If your emergency fund is under three months of core expenses, it is usually wise to choose the conservative tier until reserves improve.

Common mistakes that cause buyers to overspend

  1. Shopping by monthly payment only, without checking out-the-door price and APR.
  2. Ignoring insurance and maintenance in affordability math.
  3. Using promotional APR assumptions you may not qualify for.
  4. Rolling negative equity from an old loan into a new one.
  5. Choosing a long term just to qualify for a higher trim package.
  6. Buying before comparing at least three financing offers.
  7. Skipping pre-approval and losing negotiating leverage at the dealership.

How to use this calculator before you visit a dealer

Run three scenarios: conservative, baseline, and stretch. In your conservative scenario, increase insurance and fuel assumptions and lower your allowed auto budget percentage. In your stretch scenario, use the highest APR you might realistically receive. If a vehicle is only affordable in the stretch scenario, do not treat it as safely affordable. Bring your conservative maximum to the dealership and negotiate around total price, not payment.

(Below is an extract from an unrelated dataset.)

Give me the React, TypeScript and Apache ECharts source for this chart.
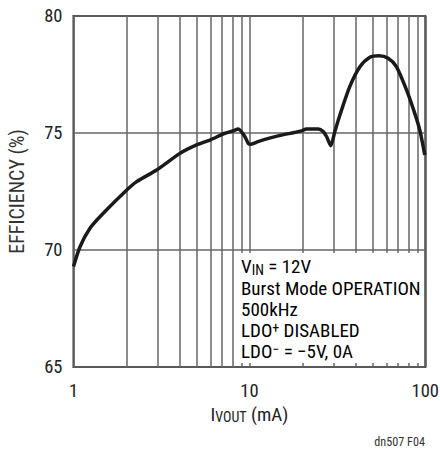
import React, { useEffect, useRef } from "react";
import * as echarts from "echarts";

const currentMA = [1.0, 1.089, 1.241, 1.477, 1.961, 2.286, 2.97, 4.03, 5.01, 5.97, 6.9, 7.26, 8.0, 8.64, 9.43, 9.85, 10.2, 11.2, 13, 15, 18, 19.8, 21.1, 24.6, 26.3, 27.5, 29.0, 30.6, 32.7, 37.2, 42.5, 48.4, 54.6, 61.5, 68.6, 78.2, 87.1, 93.0, 99.3];
const efficiency = [69.29, 70.14, 70.93, 71.57, 72.49, 72.92, 73.42, 74.13, 74.49, 74.7, 74.92, 74.99, 75.08, 75.17, 74.84, 74.56, 74.52, 74.63, 74.78, 74.9, 75.02, 75.09, 75.17, 75.17, 75.06, 74.84, 74.46, 75.06, 75.77, 76.98, 77.83, 78.24, 78.3, 78.19, 77.83, 76.84, 75.84, 75.13, 74.06];
const minorGridX = [2, 3, 4, 5, 6, 7, 8, 9, 20, 30, 40, 50, 60, 70, 80, 90];
const xTickLabels = [1, 10, 100];
const yTicks = [65, 70, 75, 80];
const noteLines = ["{n|V}{sub|IN}{n| = 12V}", "{n|Burst Mode OPERATION}", "{n|500kHz}", "{n|LDO}{sup|+}{n| DISABLED}", "{n|LDO}{sup|\u2212}{n| = \u22125V, 0A}"];

const FONT = "'Liberation Sans Narrow', 'Roboto Condensed', 'Liberation Sans', Arial, sans-serif";

export default function App() {
  const ref = useRef<HTMLDivElement>(null);
  useEffect(() => {
    if (!ref.current) return;
    const chart = echarts.init(ref.current, undefined, { renderer: "svg" });
    const richStyle = {
      n: { fontSize: 19, fontFamily: FONT, color: "#222", lineHeight: 20, verticalAlign: "middle" },
      sub: { fontSize: 14, fontFamily: FONT, color: "#222", lineHeight: 13, verticalAlign: "bottom" },
      sup: { fontSize: 14, fontFamily: FONT, color: "#222", lineHeight: 13, verticalAlign: "top" },
    };
    const noteY = [266.7, 288, 309.3, 330.5, 351.8];
    chart.setOption({
      animation: false,
      backgroundColor: "#fff",
      grid: {
        left: 73.5, right: 14.7, top: 16, bottom: 83,
        outerBoundsMode: "none", containLabel: false,
        show: true, borderColor: "#3a3a3a", borderWidth: 2, backgroundColor: "transparent",
      },
      xAxis: {
        type: "log",
        logBase: 10,
        min: 1,
        max: 100,
        name: "{n|I}{sub|VOUT}{n| (mA)}",
        nameLocation: "middle",
        nameGap: 35,
        nameTextStyle: { rich: richStyle },
        axisLine: { show: false },
        axisTick: { show: false },
        axisLabel: {
          fontSize: 18.5,
          fontFamily: FONT,
          color: "#222",
          margin: 14,
          formatter: (v: number) => (xTickLabels.includes(Math.round(v)) ? String(Math.round(v)) : ""),
        },
        splitLine: { show: true, lineStyle: { color: "#666", width: 1.5 } },
      },
      yAxis: {
        type: "value",
        min: yTicks[0],
        max: yTicks[yTicks.length - 1],
        interval: 5,
        name: "EFFICIENCY (%)",
        nameLocation: "middle",
        nameGap: 47,
        nameTextStyle: { fontSize: 20, fontFamily: FONT, color: "#333" },
        axisLine: { show: false },
        axisTick: { show: false },
        axisLabel: { fontSize: 18.5, fontFamily: FONT, color: "#222", margin: 11 },
        splitLine: { show: true, lineStyle: { color: "#666", width: 1.5 } },
      },
      series: [
        {
          type: "line",
          data: currentMA.map((x, i) => [x, efficiency[i]]),
          showSymbol: false,
          smooth: 0.25,
          lineStyle: { color: "#1a1a1a", width: 3.5 },
          z: 5,
          markLine: {
            silent: true,
            symbol: "none",
            label: { show: false },
            lineStyle: { color: "#666", width: 1.5, type: "solid" },
            data: minorGridX.map((v) => ({ xAxis: v })),
            z: 1,
          },
        },
      ],
      graphic: [
        { type: "rect", z: 50, shape: { x: 236, y: 253, width: 187, height: 110 }, style: { fill: "#fff" } },
        ...noteLines.map((t, i) => ({
          type: "text",
          z: 51,
          x: 241,
          y: noteY[i],
          style: { text: t, rich: richStyle, align: "left", verticalAlign: "middle" },
        })),
        { type: "text", z: 51, x: 425, y: 442, style: { text: "dn507 F04", fontSize: 12.2, fontFamily: FONT, fill: "#333", align: "right", verticalAlign: "middle" } },
      ],
    });
    return () => chart.dispose();
  }, []);
  return <div ref={ref} style={{ position: "fixed", left: 0, top: 0, width: 440, height: 450 }} />;
}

You should also request a written loan estimate that includes APR, total finance charge, and payment schedule. Then compare that against your pre-approval and your calculated target. If the offer exceeds your monthly cap, walk away confidently. There will always be another vehicle, but recovering from chronic payment stress is harder.

Final decision framework

When you calculate how much you can afford for a car, the best number is the one that keeps your future options open. A good car supports your life. It should not crowd out savings, trigger revolving debt, or force trade-offs in essentials. Use a dual-limit approach, include full ownership costs, and test realistic APR scenarios. If your number feels lower than expected, that is not failure. It is disciplined financial design.

In practice, affordability is about control. If you can make your payment comfortably, keep an emergency cushion, and still progress on long-term goals, your car budget is working. If not, reduce price, increase down payment, improve credit before buying, or choose a shorter ownership-cost profile. Better math today is cheaper than regret tomorrow.